Implementation Tips for Power Users

To extract the most value from the calculator, connect it to a rapid data collection routine. Many desks maintain a simple spreadsheet or Notion database that stores the latest ETH price, gas tracker snapshots, and slippage observations. Copying those values into the calculator once an hour keeps the tool aligned with reality. Advanced teams go a step further by integrating wallet analytics that estimate gas units for specific contracts. For example, swapping through a Uniswap pool that also calls Permit2 or performs multi-hop routing may consume 230,000 gas units instead of 180,000. Feeding the larger number into the calculator protects you from underestimating operational costs.

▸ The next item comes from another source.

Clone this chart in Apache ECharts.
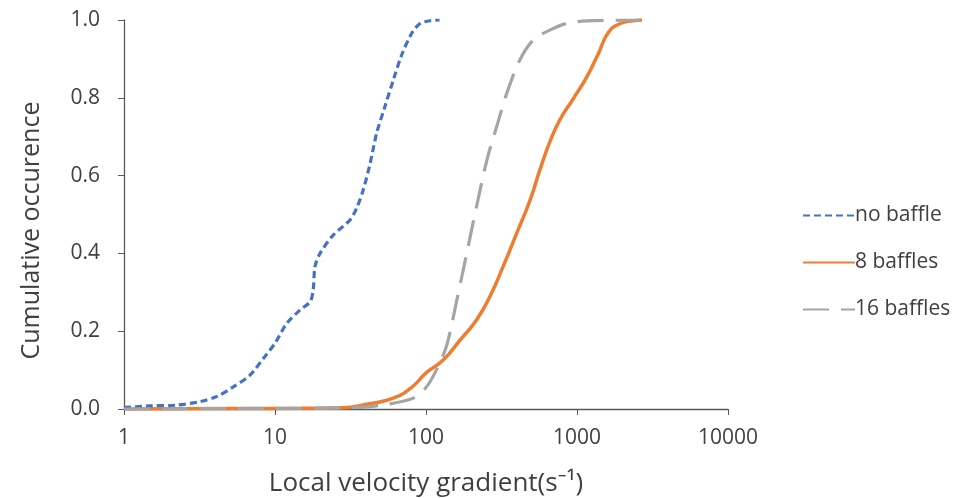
<!DOCTYPE html>
<html><head><meta charset="utf-8">
<script src="https://cdn.jsdelivr.net/npm/echarts@6/dist/echarts.min.js"></script>
<style>html,body{margin:0;padding:0;background:#fff}#c{width:955px;height:498px}</style>
</head><body><div id="c"></div>
<script>
const seriesNames = ['no baffle', '8 baffles', '16 baffles'];
const xTickLabels = ['1', '10', '100', '1000', '10000'];
const yTickLabels = ['0.0', '0.2', '0.4', '0.6', '0.8', '1.0'];

const noBaffleX = [1.0, 1.49, 2.23, 3.19, 4.11, 5.30, 6.83, 8.37, 10, 11.96, 14.6, 17.1, 17.9, 18.4, 19.87, 24.3, 31.4, 34.7, 38.4, 42.7, 47.1, 53.4, 60.8, 69.0, 80.5, 91.3, 106, 123];
const noBaffleY = [0.004, 0.008, 0.01, 0.019, 0.032, 0.057, 0.087, 0.13, 0.169, 0.22, 0.254, 0.276, 0.306, 0.366, 0.40, 0.447, 0.486, 0.516, 0.563, 0.632, 0.709, 0.777, 0.846, 0.91, 0.966, 0.991, 0.998, 1.0];

const b8X = [1.0, 5, 15, 28.3, 40.4, 60.8, 80, 101, 130, 168, 216, 265, 324, 399, 489, 567, 660, 769, 943, 1162, 1387, 1613, 1935, 2350, 2698];
const b8Y = [0.0, 0.001, 0.002, 0.003, 0.012, 0.028, 0.055, 0.094, 0.126, 0.177, 0.229, 0.289, 0.366, 0.452, 0.537, 0.614, 0.686, 0.743, 0.797, 0.854, 0.914, 0.968, 0.991, 0.998, 1.0];

const b16X = [1.0, 5, 15, 36.6, 55, 82.5, 100, 117, 137, 160, 186, 216, 253, 294, 343, 418, 514, 660, 852, 1162, 2634];
const b16Y = [0.0, 0.001, 0.002, 0.004, 0.012, 0.028, 0.055, 0.1, 0.163, 0.28, 0.40, 0.52, 0.64, 0.726, 0.812, 0.897, 0.949, 0.974, 0.991, 0.998, 1.0];

const pairs = (xs, ys) => xs.map((x, i) => [x, ys[i]]);
const font = '"Open Sans", "Noto Sans", sans-serif';
const chart = echarts.init(document.getElementById('c'));
chart.setOption({
  animation: false,
  backgroundColor: '#fff',
  grid: { left: 124, right: 227, top: 20, bottom: 89, containLabel: false, outerBoundsMode: 'none' },
  legend: {
    orient: 'vertical', left: 797, top: 200, itemWidth: 52, itemHeight: 14, itemGap: 26,
    itemStyle: { opacity: 0 },
    textStyle: { fontFamily: font, fontSize: 21, color: '#404040', padding: [0, 0, 0, -5] },
    data: seriesNames
  },
  xAxis: {
    type: 'log', logBase: 10, min: 1, max: 10000,
    name: 'Local velocity gradient(s⁻¹)', nameLocation: 'middle', nameGap: 62,
    nameTextStyle: { fontFamily: font, fontSize: 26, color: '#404040' },
    axisLine: { lineStyle: { color: '#595959', width: 1.3 } },
    axisTick: { show: true, length: 6, lineStyle: { color: '#595959' } },
    axisLabel: { fontFamily: font, fontSize: 21, color: '#404040', margin: 19,
      formatter: v => { const i = Math.round(Math.log10(v)); return xTickLabels[i] !== undefined ? xTickLabels[i] : ''; } },
    splitLine: { show: false }, minorTick: { show: false }
  },
  yAxis: {
    type: 'value', min: 0, max: 1, interval: 0.2,
    name: 'Cumulative occurence', nameLocation: 'middle', nameGap: 80,
    nameTextStyle: { fontFamily: font, fontSize: 25, color: '#404040', padding: [0, 32, 0, 0] },
    axisLine: { show: true, lineStyle: { color: '#595959', width: 1.3 } },
    axisTick: { show: true, length: 6, lineStyle: { color: '#595959' } },
    axisLabel: { fontFamily: font, fontSize: 21, color: '#404040', margin: 24,
      formatter: v => yTickLabels[Math.round(v / 0.2)] },
    splitLine: { show: false }
  },
  series: [
    { name: seriesNames[0], type: 'line', data: pairs(noBaffleX, noBaffleY), smooth: 0.3, showSymbol: false, symbol: 'none', z: 3,
      lineStyle: { color: '#4472C4', width: 3.2, type: [7, 4] }, itemStyle: { color: '#4472C4' } },
    { name: seriesNames[1], type: 'line', data: pairs(b8X, b8Y), smooth: 0.5, showSymbol: false, symbol: 'none', z: 2,
      lineStyle: { color: '#ED7D31', width: 3.5 }, itemStyle: { color: '#ED7D31' } },
    { name: seriesNames[2], type: 'line', data: pairs(b16X, b16Y), smooth: 0.3, showSymbol: false, symbol: 'none', z: 4,
      lineStyle: { color: '#A5A5A5', width: 3.2, type: [26, 12] }, itemStyle: { color: '#A5A5A5' } }
  ]
});
</script></body></html>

Scenario analysis is equally important. Save at least three variants for every planned trade: a base case that mirrors your expectation, a conservative case with worse slippage and gas, and an aspirational case with better exit prices. Comparing the three outputs reveals how fragile or resilient the thesis is. In bull markets, traders often become overconfident and ignore the conservative case. By formalizing it inside the calculator, you institutionalize discipline. Teams can also run sensitivity analyses where they only change one variable at a time. Increasing the fee tier from 0.05 percent to 0.3 percent might reduce ROI by two percentage points, while doubling gas price could slash ROI by five points. Knowing which factor hurts more guides hedging strategies.

Finally, archive the results after each trade settles. Over months you will build a proprietary dataset linking predicted profits to realized outcomes. Deviations often highlight hidden costs such as MEV or lender fees that were not captured initially. Iterating on the calculator with those insights pushes your operation toward institutional grade precision. Whether you are a single wallet trader or a fund stewarding nine figures, this disciplined modeling approach makes Uniswap activity more predictable, profitable, and defensible.